Can You Legally Advertise Liquor on TV?
Explore the nuanced framework governing TV liquor ads, where industry self-regulation and network standards play a more significant role than federal law.
Explore the nuanced framework governing TV liquor ads, where industry self-regulation and network standards play a more significant role than federal law.
Contrary to a common misconception, no federal law bans liquor advertising on television. The ability to air these commercials is governed by a combination of federal regulations, industry self-policing, and the individual policies of television networks. This layered system of oversight dictates if an ad can be shown, what it can contain, and where it can be placed.
The federal government’s oversight of liquor advertising involves two agencies. The Federal Trade Commission (FTC) has authority to prevent deceptive or unfair advertising practices. The FTC ensures that alcohol ads do not mislead consumers and has encouraged the industry to regulate itself regarding ad placement and content that might appeal to minors.

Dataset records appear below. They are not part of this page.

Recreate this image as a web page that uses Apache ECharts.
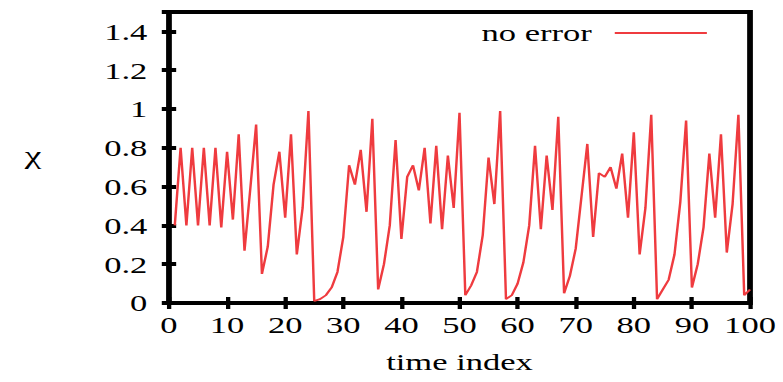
<!DOCTYPE html>
<html>
<head>
<meta charset="utf-8">
<script src="https://cdn.jsdelivr.net/npm/echarts@6/dist/echarts.min.js"></script>
<style>
  html, body { margin: 0; padding: 0; background: #fff; overflow: hidden; }
  /* the reference is stretched sideways, so draw narrow and widen */
  #chart { width: 544px; height: 382px; transform: scaleX(1.4393); transform-origin: 0 0; }
</style>
</head>
<body>
<div id="chart"></div>
<script>
// time index 1..100, chi value at each step
const chi = [
  0.40, 0.80, 0.40, 0.80, 0.40, 0.80, 0.40, 0.80, 0.39, 0.78,
  0.43, 0.87, 0.27, 0.59, 0.92, 0.15, 0.29, 0.61, 0.78, 0.44,
  0.87, 0.25, 0.49, 0.99, 0.01, 0.02, 0.04, 0.08, 0.16, 0.34,
  0.71, 0.61, 0.79, 0.47, 0.95, 0.07, 0.20, 0.40, 0.84, 0.33,
  0.65, 0.71, 0.58, 0.80, 0.41, 0.81, 0.38, 0.76, 0.49, 0.98,
  0.04, 0.09, 0.16, 0.35, 0.75, 0.51, 0.99, 0.02, 0.04, 0.10,
  0.21, 0.40, 0.81, 0.38, 0.76, 0.48, 0.96, 0.05, 0.14, 0.28,
  0.55, 0.82, 0.34, 0.67, 0.65, 0.70, 0.59, 0.77, 0.44, 0.88,
  0.25, 0.49, 0.97, 0.02, 0.07, 0.12, 0.25, 0.52, 0.94, 0.08,
  0.20, 0.39, 0.77, 0.44, 0.87, 0.26, 0.51, 0.97, 0.04, 0.07
];
const firstIndex = 1;
const xRange = [0, 100, 10];
const yRange = [0, 1.5, 0.2];
const seriesName = "no error";

const font = "'Liberation Serif', 'Times New Roman', serif";
const red = "#ef3b3f";
const points = chi.map((v, i) => [firstIndex + i, v]);

const chart = echarts.init(document.getElementById("chart"), null, { renderer: "svg" });

const xBase = {
  type: "value", min: xRange[0], max: xRange[1], interval: xRange[2],
  splitLine: { show: false }, axisLine: { show: false },
  axisTick: { inside: true, length: 6, lineStyle: { color: "#000", width: 3 } },
};
const yBase = {
  type: "value", min: yRange[0], max: yRange[1], interval: yRange[2],
  splitLine: { show: false }, axisLine: { show: false },
  axisTick: { inside: true, length: 5, lineStyle: { color: "#000", width: 4 } },
};

chart.setOption({
  animation: false,
  grid: { show: true, left: 117.4, right: 22.9, top: 12, bottom: 79, borderColor: "#000", borderWidth: 4 },
  legend: {
    data: [{ name: seriesName, icon: "rect" }], left: 329.5, top: 16, align: "right",
    itemWidth: 64, itemHeight: 2,
    textStyle: { fontFamily: font, fontSize: 24, color: "#000", padding: [0, 11, 0, 0] },
  },
  xAxis: [
    {
      ...xBase, position: "bottom",
      name: "time index", nameLocation: "middle", nameGap: 47,
      nameTextStyle: { fontFamily: font, fontSize: 24, color: "#000" },
      axisLabel: { fontFamily: font, fontSize: 24, color: "#000", margin: 10 },
    },
    { ...xBase, position: "top", axisLabel: { show: false } },
  ],
  yAxis: [
    {
      ...yBase, position: "left",
      axisLabel: {
        fontFamily: font, fontSize: 24, color: "#000", margin: 15,
        formatter: (v) => (v > 1.45 ? "" : String(+v.toFixed(1))),
      },
    },
    { ...yBase, position: "right", axisLabel: { show: false } },
  ],
  graphic: [{
    type: "text", x: 22.9, y: 155,
    style: { text: "χ", font: "26px " + font, fill: "#000", textAlign: "center", textVerticalAlign: "middle" },
  }],
  series: [{
    name: seriesName, type: "line", data: points,
    xAxisIndex: 0, yAxisIndex: 0,
    symbol: "none", lineStyle: { color: red, width: 1.7 }, itemStyle: { color: red },
  }],
});
</script>
</body>
</html>
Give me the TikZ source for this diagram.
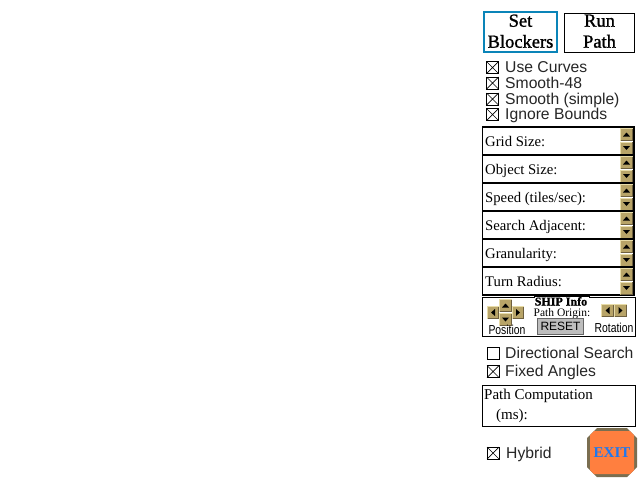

The Alcohol and Tobacco Tax and Trade Bureau (TTB) has a specific mandate under the Federal Alcohol Administration Act. The TTB regulates the labeling and advertising of alcoholic beverages to ensure they are truthful and provide clear product information. While the TTB does not require pre-approval for television commercials, it offers a voluntary pre-screening service to help advertisers ensure compliance.
A large portion of the rules for liquor ads comes from the industry itself through the Distilled Spirits Council of the United States (DISCUS). This trade organization created a Code of Responsible Practices, a set of standards most major distillers follow. A central part of this code is a demographic requirement for ad placement, stating that ads should only be in media where at least 73.8% of the audience is reasonably expected to be 21 or older.
This code also restricts advertising content to prevent targeting individuals below the legal drinking age. The guidelines prohibit depictions of irresponsible consumption and any association between alcohol and athletic prowess or social success. Ads also should not portray alcohol as a means of achieving personal or professional goals, which is why commercials often feature mature actors in sophisticated settings.
The DISCUS code extends to digital communications, requiring age-affirmation mechanisms on platforms like social media to prevent access by underage users. Complaints about potential code violations can be submitted to the council. The council reviews them and can request that a company modify or withdraw a non-compliant advertisement.
Television networks and cable providers are the final gatekeepers for liquor advertisements. As private entities, broadcasters can set their own advertising standards, which are often more stringent than federal or industry rules. Networks can refuse to air ads they deem inappropriate for their audience, regardless of the ad’s compliance with other regulations.
These internal policies also dictate the timing of liquor commercials. Some networks only air advertisements for distilled spirits during late-night hours, typically after 10 p.m., when the audience is presumed to be predominantly adult. This practice is a business decision reflecting the network’s brand identity, not a legal requirement.
Advertisers must also navigate a patchwork of state and local laws, which can vary significantly by jurisdiction. The authority for these rules stems from a state’s power to regulate the sale and distribution of alcoholic beverages within its borders.
State and local ordinances can impose a wide range of restrictions. For example, some laws may prohibit alcohol-related billboards within a certain distance of schools or public parks. Others might restrict promotional tactics, such as advertisements for “happy hour” specials or other price-based promotions.